Er halte es für »völlig gerechtfertigt, mit unnachgiebiger Härte gegen solche Leute, die Drogen gewerbsmäßig verkaufen, vorzugehen und dann müssen sie eben halt auch in Kauf nehmen, dass sie ein Brechmittel verabreicht bekommen.« Für den Senator war die Sache klar: »Hätte er die Drogen nicht versucht vor uns zu verbergen, wäre ihm nichts weiter passiert. (...) Wir werden weiter mit der notwendigen Härte und Schärfe und mit Brechmitteleinsatz gegen gewerblichen Drogenhandel in Bremen vorgehen.«

Es sollte anders kommen. Nur zwei Wochen später verbot der Senat den zwangsweisen Einsatz von Brechmitteln. Auch wenn Röwekamps Auftritt vielen Menschen in der Stadt lange im Gedächtnis blieb, tat dies seiner Karriere keinen Abbruch.

Anfang 2007 erhielt Condés Mutter 10.000 Euro – das Schmerzensgeld, welches Condé zugestanden hätte, wenn er überlebt hätte. Das hätte das Land ihm zahlen müssen, weil der Europäische Gerichtshof 2006 im Fall des Nigerianers Achidi John zwangsweise Brechmittelvergabe als Verstoß gegen das Folterverbot eingestuft hatte. Auch John war 2004 in Hamburg nach einer zwangsweisen Brechmittelvergabe gestorben. Das Geld für Condés Mutter zahlte der »Haftpflichtschadensausgleich der Deutschen Großstädte« eine Selbsthilfeeinrichtung mehrerer Kommunen.
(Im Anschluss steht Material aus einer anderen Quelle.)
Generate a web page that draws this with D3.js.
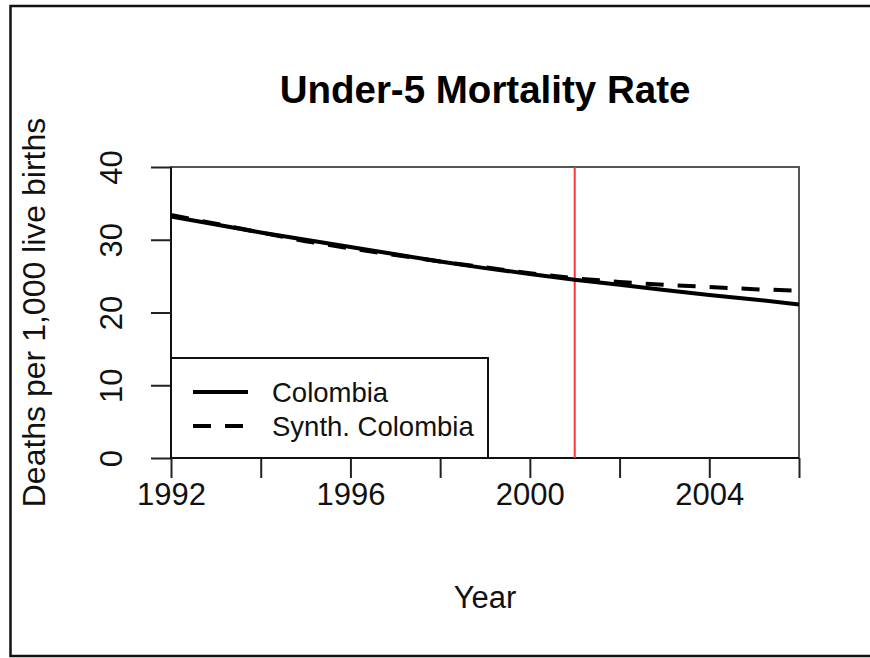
<!DOCTYPE html>
<html>
<head>
<meta charset="utf-8">
<script src="https://cdn.jsdelivr.net/npm/d3@7"></script>
<style>
  html, body { margin: 0; padding: 0; background: #fff; }
  svg { display: block; font-family: "Liberation Sans", Arial, Helvetica, sans-serif; }
</style>
</head>
<body>
<svg id="chart" width="870" height="658"></svg>
<script>
// Under-5 mortality: Colombia vs. synthetic control
const years = [1992, 1993, 1994, 1995, 1996, 1997, 1998, 1999, 2000, 2001, 2002, 2003, 2004, 2005, 2006];
const colombia = [33.2, 32.1, 31.0, 30.0, 29.0, 28.0, 27.0, 26.1, 25.3, 24.5, 23.8, 23.1, 22.4, 21.8, 21.1];
const synthColombia = [33.4, 32.2, 31.0, 29.8, 28.8, 27.9, 27.0, 26.2, 25.4, 24.7, 24.2, 23.8, 23.5, 23.2, 23.0];
const xTicks = [1992, 1994, 1996, 1998, 2000, 2002, 2004, 2006];
const xTickLabels = [1992, 1996, 2000, 2004];
const yTicks = [0, 10, 20, 30, 40];
const treatmentYear = 2001;
const legendLabels = ["Colombia", "Synth. Colombia"];

const svg = d3.select("#chart");

// Outer frame
svg.append("rect")
  .attr("x", 10.5).attr("y", 6).attr("width", 880).attr("height", 650)
  .attr("fill", "none").attr("stroke", "#111").attr("stroke-width", 2.5);

const pLeft = 171, pRight = 799, pTop = 167, pBottom = 458;
const x = d3.scaleLinear().domain([1992, 2006]).range([pLeft, pRight]);
const y = d3.scaleLinear().domain([0, 40]).range([pBottom, pTop]);

// Plot box
svg.append("rect")
  .attr("x", pLeft).attr("y", pTop).attr("width", pRight - pLeft).attr("height", pBottom - pTop)
  .attr("fill", "none").attr("stroke", "#555").attr("stroke-width", 2);

// X axis
const xAxis = d3.axisBottom(x).tickValues(xTicks).tickSize(20)
  .tickFormat(d => xTickLabels.includes(d) ? d : "");
const gx = svg.append("g").attr("transform", `translate(0,${pBottom})`).call(xAxis);
gx.select(".domain").attr("stroke", "#111").attr("stroke-width", 2).attr("d", `M${pLeft},0H${pRight}`);
gx.selectAll(".tick line").attr("stroke", "#222").attr("stroke-width", 2);
gx.selectAll(".tick text").attr("fill", "#111").attr("font-size", 31)
  .attr("font-family", "Liberation Sans, Arial, sans-serif").attr("dy", null).attr("y", 47);

// Y axis
const yAxis = d3.axisLeft(y).tickValues(yTicks).tickSize(20).tickFormat(d3.format("d"));
const gy = svg.append("g").attr("transform", `translate(${pLeft},0)`).call(yAxis);
gy.select(".domain").attr("stroke", "#111").attr("stroke-width", 2).attr("d", `M0,${pTop}V${pBottom}`);
gy.selectAll(".tick line").attr("stroke", "#222").attr("stroke-width", 2);
gy.selectAll(".tick text").attr("fill", "#111").attr("font-size", 31)
  .attr("font-family", "Liberation Sans, Arial, sans-serif")
  .attr("x", null).attr("dy", null).attr("text-anchor", "middle")
  .attr("transform", "translate(-49,0) rotate(-90)");

// Treatment year marker
svg.append("line")
  .attr("x1", x(treatmentYear)).attr("x2", x(treatmentYear))
  .attr("y1", pTop).attr("y2", pBottom)
  .attr("stroke", "#ff3535").attr("stroke-width", 2);

// Series
const line = d3.line().x((d, i) => x(years[i])).y(d => y(d));
svg.append("path").datum(colombia).attr("d", line)
  .attr("fill", "none").attr("stroke", "#000").attr("stroke-width", 4);
svg.append("path").datum(synthColombia).attr("d", line)
  .attr("fill", "none").attr("stroke", "#000").attr("stroke-width", 4)
  .attr("stroke-dasharray", "18,14");

// Legend
const lg = svg.append("g");
lg.append("rect").attr("x", pLeft).attr("y", 358).attr("width", 488 - pLeft).attr("height", pBottom - 358)
  .attr("fill", "#fff").attr("stroke", "#111").attr("stroke-width", 2);
const legendDash = [null, "18,14"];
legendLabels.forEach((lab, i) => {
  const ly = 392 + i * 34;
  lg.append("line").attr("x1", 193).attr("x2", 248).attr("y1", ly).attr("y2", ly)
    .attr("stroke", "#000").attr("stroke-width", 4).attr("stroke-dasharray", legendDash[i]);
  lg.append("text").attr("x", 272).attr("y", ly + 10).attr("font-size", 27.5).attr("fill", "#111")
    .text(lab);
});

// Titles
svg.append("text").attr("x", (pLeft + pRight) / 2).attr("y", 103).attr("text-anchor", "middle")
  .attr("font-size", 38.5).attr("font-weight", "bold").attr("fill", "#000")
  .text("Under-5 Mortality Rate");
svg.append("text").attr("x", (pLeft + pRight) / 2).attr("y", 608).attr("text-anchor", "middle")
  .attr("font-size", 31).attr("fill", "#111").text("Year");
svg.append("text").attr("transform", `translate(45,${(pTop + pBottom) / 2}) rotate(-90)`)
  .attr("text-anchor", "middle").attr("font-size", 32).attr("fill", "#111")
  .text("Deaths per 1,000 live births");
</script>
</body>
</html>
Der Prozess gegen den Polizeiarzt V. ist derweil ins Stocken geraten. V.s Anwalt hatte kurz vor Ende der Beweisaufnahme einen Befangenheitsantrag gegen den Vorsitzenden Richter gestellt. Der Richter hatte Bremen wegen des Condés Tod in einer juristischen Fachzeitschrift »Hauptstadt des organisierten Erbrechens« genannt. Nachdem der Befangenheitsantrag Ende Juni abgelehnt wurde kündigte der Verteidiger Revision beim Bundesgerichtshof an. Gleichzeitig stellte er 22 neue Beweisanträge. Die eigentlich unmittelbar danach angesetzten Schlußplädoyers wurden auf unbestimmte Zeit verschoben.
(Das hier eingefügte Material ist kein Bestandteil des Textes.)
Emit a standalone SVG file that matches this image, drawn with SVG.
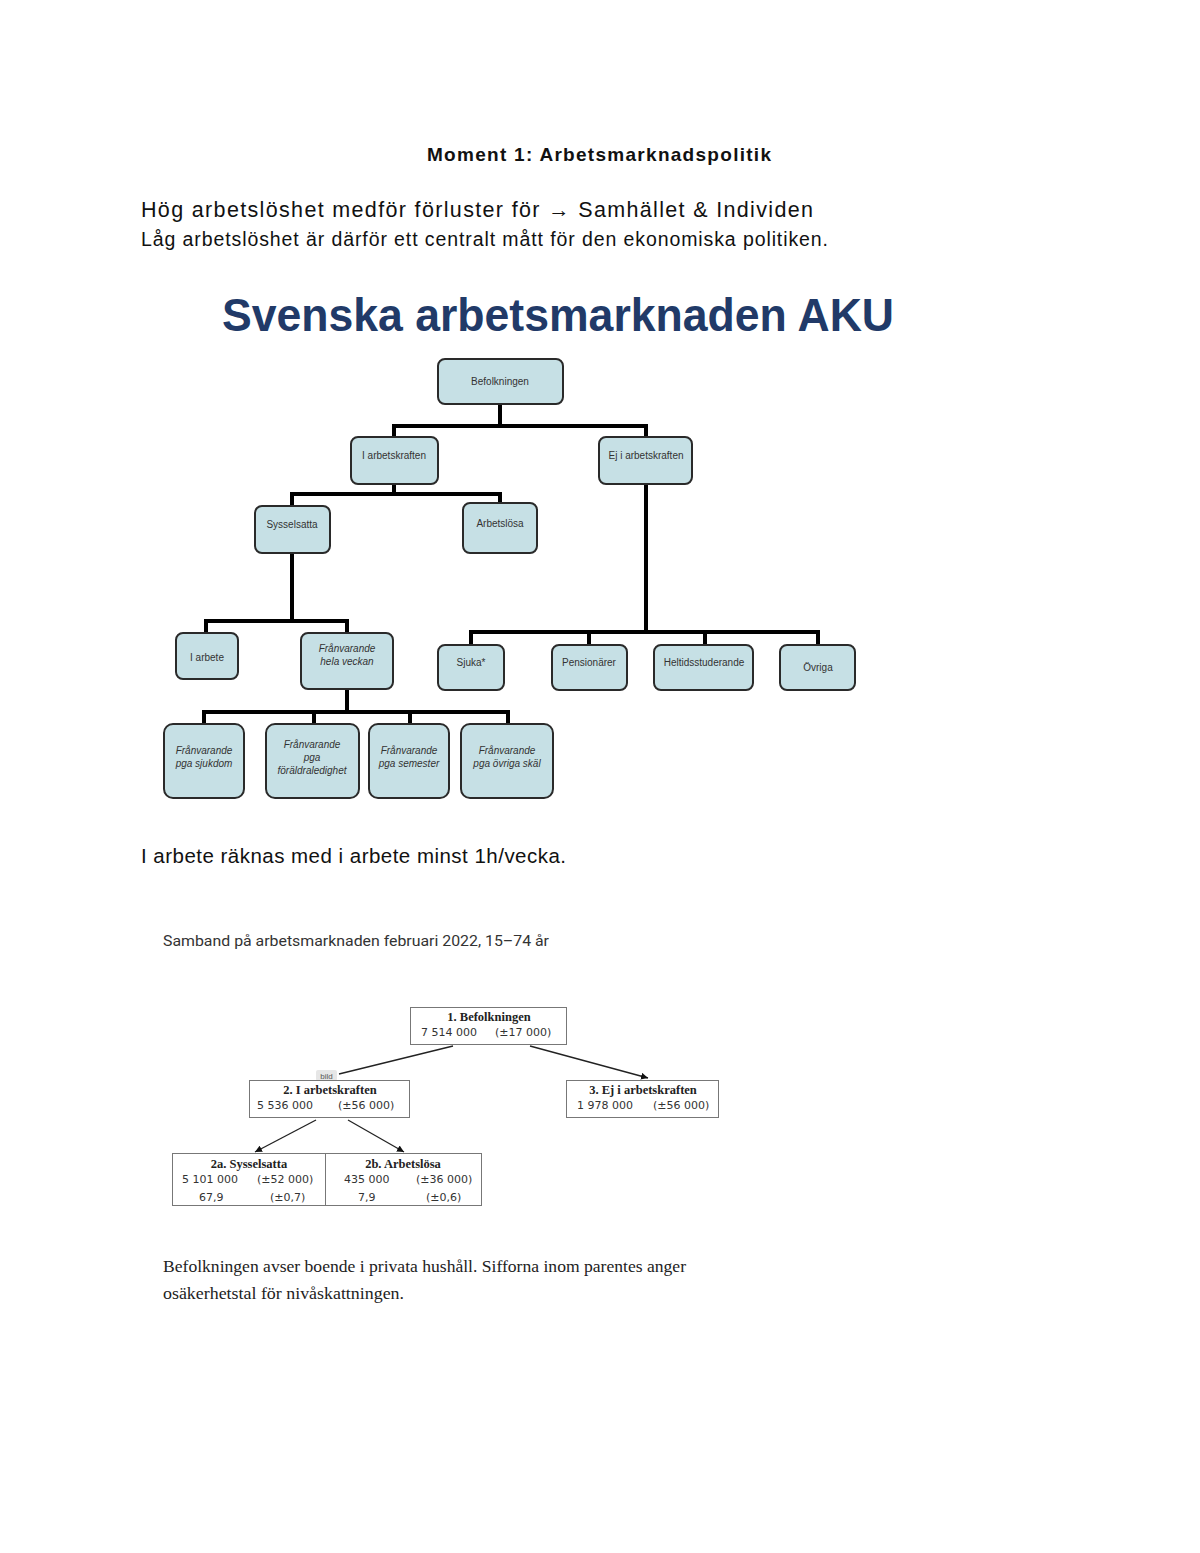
<svg xmlns="http://www.w3.org/2000/svg" width="1200" height="1553" viewBox="0 0 1200 1553">
<defs>
<style>
.doc{font-family:"Liberation Sans",Arial,sans-serif;fill:#111}
.nb{fill:#c6e0e5;stroke:#2a2a2a;stroke-width:2}
.nt{font-family:"Liberation Sans",Arial,sans-serif;font-size:10px;fill:#333;text-anchor:middle}
.it{font-style:italic}
.conn{fill:none;stroke:#000;stroke-width:4;stroke-linejoin:miter;stroke-linecap:square}
.sb{fill:#fff;stroke:#777;stroke-width:1}
.sh{font-family:"Liberation Serif","DejaVu Serif",serif;font-weight:bold;font-size:12.5px;fill:#222;text-anchor:middle}
.sn{font-family:"DejaVu Sans",Verdana,sans-serif;font-size:11px;fill:#333}
.sarr{fill:none;stroke:#222;stroke-width:1.3}
</style>
<marker id="ah" viewBox="0 0 10 10" refX="10" refY="5" markerWidth="7" markerHeight="7" orient="auto" markerUnits="userSpaceOnUse">
<path d="M0,0 L10,5 L0,10 z" fill="#111"/>
</marker>
</defs>
<rect width="1200" height="1553" fill="#fff"/>

<g id="header">
<text class="doc" x="599" y="161" font-size="19" font-weight="bold" text-anchor="middle" textLength="344" lengthAdjust="spacing">Moment 1: Arbetsmarknadspolitik</text>
<text class="doc" x="141" y="217" font-size="21.5" textLength="672" lengthAdjust="spacing">Hög arbetslöshet medför förluster för → Samhället &amp; Individen</text>
<text class="doc" x="141" y="246" font-size="19.5" textLength="687" lengthAdjust="spacing">Låg arbetslöshet är därför ett centralt mått för den ekonomiska politiken.</text>
</g>

<g id="aku-title">
<text x="222" y="331" font-family="Liberation Sans, Arial, sans-serif" font-weight="bold" font-size="46" fill="#213a68" textLength="672" lengthAdjust="spacingAndGlyphs">Svenska arbetsmarknaden AKU</text>
</g>

<g id="connectors">
<path class="conn" d="M500,404 V426 M394,437 V426 H646 V437"/>
<path class="conn" d="M394,484 V494 M292,506 V494 H500 V503"/>
<path class="conn" d="M292,553 V621 M206,633 V621 H347 V633"/>
<path class="conn" d="M347,689 V712 M204,724 V712 H508 V724 M314,712 V724 M410,712 V724"/>
<path class="conn" d="M646,484 V632 M471,645 V632 H818 V645 M589,632 V645 M705,632 V645"/>
</g>

<g id="n-befolkningen"><rect class="nb" x="438" y="359" width="125" height="45" rx="7"/><text class="nt" x="500" y="385">Befolkningen</text></g>
<g id="n-iarbetskraften"><rect class="nb" x="351" y="437" width="87" height="47" rx="7"/><text class="nt" x="394" y="459">I arbetskraften</text></g>
<g id="n-ejiarbetskraften"><rect class="nb" x="599" y="437" width="93" height="47" rx="7"/><text class="nt" x="646" y="459">Ej i arbetskraften</text></g>
<g id="n-sysselsatta"><rect class="nb" x="255" y="506" width="75" height="47" rx="7"/><text class="nt" x="292" y="528">Sysselsatta</text></g>
<g id="n-arbetslosa"><rect class="nb" x="463" y="503" width="74" height="50" rx="7"/><text class="nt" x="500" y="527">Arbetslösa</text></g>
<g id="n-iarbete"><rect class="nb" x="176" y="633" width="62" height="46" rx="7"/><text class="nt" x="207" y="661">I arbete</text></g>
<g id="n-franvarande-hela"><rect class="nb" x="301" y="633" width="92" height="56" rx="7"/><text class="nt it" x="347" y="652">Frånvarande</text><text class="nt it" x="347" y="665">hela veckan</text></g>
<g id="n-sjuka"><rect class="nb" x="438" y="645" width="66" height="45" rx="7"/><text class="nt" x="471" y="666">Sjuka*</text></g>
<g id="n-pensionarer"><rect class="nb" x="552" y="645" width="75" height="45" rx="7"/><text class="nt" x="589" y="666">Pensionärer</text></g>
<g id="n-heltidsstuderande"><rect class="nb" x="654" y="645" width="99" height="45" rx="7"/><text class="nt" x="704" y="666">Heltidsstuderande</text></g>
<g id="n-ovriga"><rect class="nb" x="780" y="645" width="75" height="45" rx="7"/><text class="nt" x="818" y="671">Övriga</text></g>
<g id="n-fr-sjukdom"><rect class="nb" x="164" y="724" width="80" height="74" rx="9"/><text class="nt it" x="204" y="754">Frånvarande</text><text class="nt it" x="204" y="767">pga sjukdom</text></g>
<g id="n-fr-foraldra"><rect class="nb" x="266" y="724" width="93" height="74" rx="9"/><text class="nt it" x="312" y="748">Frånvarande</text><text class="nt it" x="312" y="761">pga</text><text class="nt it" x="312" y="774">föräldraledighet</text></g>
<g id="n-fr-semester"><rect class="nb" x="369" y="724" width="80" height="74" rx="9"/><text class="nt it" x="409" y="754">Frånvarande</text><text class="nt it" x="409" y="767">pga semester</text></g>
<g id="n-fr-ovriga"><rect class="nb" x="461" y="724" width="92" height="74" rx="9"/><text class="nt it" x="507" y="754">Frånvarande</text><text class="nt it" x="507" y="767">pga övriga skäl</text></g>

<g id="note">
<text class="doc" x="141" y="863" font-size="20.5" textLength="425" lengthAdjust="spacing">I arbete räknas med i arbete minst 1h/vecka.</text>
</g>

<g id="samband-title">
<text x="163" y="946" font-family="Roboto, 'Liberation Sans', sans-serif" font-size="15.5" fill="#333" textLength="386" lengthAdjust="spacingAndGlyphs">Samband på arbetsmarknaden februari 2022, 15–74 år</text>
</g>

<g id="samband-connectors">
<line class="sarr" x1="453" y1="1046" x2="339" y2="1074"/>
<line class="sarr" x1="530" y1="1046" x2="648" y2="1078" marker-end="url(#ah)"/>
<line class="sarr" x1="316" y1="1120" x2="255" y2="1152" marker-end="url(#ah)"/>
<line class="sarr" x1="348" y1="1120" x2="404" y2="1152" marker-end="url(#ah)"/>
</g>

<g id="s-befolkningen">
<rect class="sb" x="410.5" y="1007.5" width="156" height="37"/>
<text class="sh" x="489" y="1021">1. Befolkningen</text>
<text class="sn" x="421" y="1036">7 514 000</text><text class="sn" x="495" y="1036">(±17 000)</text>
</g>
<g id="s-bild">
<rect x="316" y="1070" width="21" height="11" rx="2" fill="#e6e6e6"/>
<text x="326.5" y="1079" font-family="Liberation Sans, Arial, sans-serif" font-size="8" fill="#555" text-anchor="middle">bild</text>
</g>
<g id="s-iarbetskraften">
<rect class="sb" x="249.5" y="1080.5" width="160" height="37"/>
<text class="sh" x="330" y="1094">2. I arbetskraften</text>
<text class="sn" x="257" y="1109">5 536 000</text><text class="sn" x="338" y="1109">(±56 000)</text>
</g>
<g id="s-ejiarbetskraften">
<rect class="sb" x="566.5" y="1080.5" width="152" height="37"/>
<text class="sh" x="643" y="1094">3. Ej i arbetskraften</text>
<text class="sn" x="577" y="1109">1 978 000</text><text class="sn" x="653" y="1109">(±56 000)</text>
</g>
<g id="s-sysselsatta">
<rect class="sb" x="172.5" y="1153.5" width="153" height="52"/>
<text class="sh" x="249" y="1168">2a. Sysselsatta</text>
<text class="sn" x="182" y="1183">5 101 000</text><text class="sn" x="257" y="1183">(±52 000)</text>
<text class="sn" x="199" y="1201">67,9</text><text class="sn" x="270" y="1201">(±0,7)</text>
</g>
<g id="s-arbetslosa">
<rect class="sb" x="325.5" y="1153.5" width="156" height="52"/>
<text class="sh" x="403" y="1168">2b. Arbetslösa</text>
<text class="sn" x="344" y="1183">435 000</text><text class="sn" x="416" y="1183">(±36 000)</text>
<text class="sn" x="358" y="1201">7,9</text><text class="sn" x="426" y="1201">(±0,6)</text>
</g>

<g id="caption">
<text x="163" y="1272" font-family="'Liberation Serif','DejaVu Serif',serif" font-size="17" fill="#222" textLength="523" lengthAdjust="spacingAndGlyphs">Befolkningen avser boende i privata hushåll. Sifforna inom parentes anger</text>
<text x="163" y="1299" font-family="'Liberation Serif','DejaVu Serif',serif" font-size="17" fill="#222" textLength="241" lengthAdjust="spacingAndGlyphs">osäkerhetstal för nivåskattningen.</text>
</g>
</svg>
Röwekamps Nachfolger, der Sozialdemokrat Ulrich Mäurer, Anfang Mai ins Amt gekommen, setzte in derselben Zeit erste innenpolitische Akzente: Mit noch mehr Polizeipräsenz, »intensiven verdeckten Observationen« und mehr Platzverweisen will er die »bis zu 30 afrikanischen Kleindealer« im Ostertorviertel »für längere Zeit« inhaftieren – oder abschieben. Mäurer selbst nannte seine Initiative einen »Kampf gegen Windmühlen«, und auch die Polizei geht davon aus, dass sich der Drogenhandel mit den geschätzten 4.000 NachfragerInnen in Bremen »dauerhaft nicht unterbinden«, sondern höchsten mit hohem Personaleinsatz »eindämmen« lasse. Die Dealer würden sich »sofort neu formieren« oder auf andere Ort ausweichen. Bremens Polizeipräsident Eckhard Mordhorst nannte es ein Ziel »die Szene in Bewegung halten«. Denn auf die Ursachen des Drogenhandels »wollen wir erst gar nicht einsteigen«.



Christian Jakob ist Redakteur bei der tageszeitung (taz) in Bremen.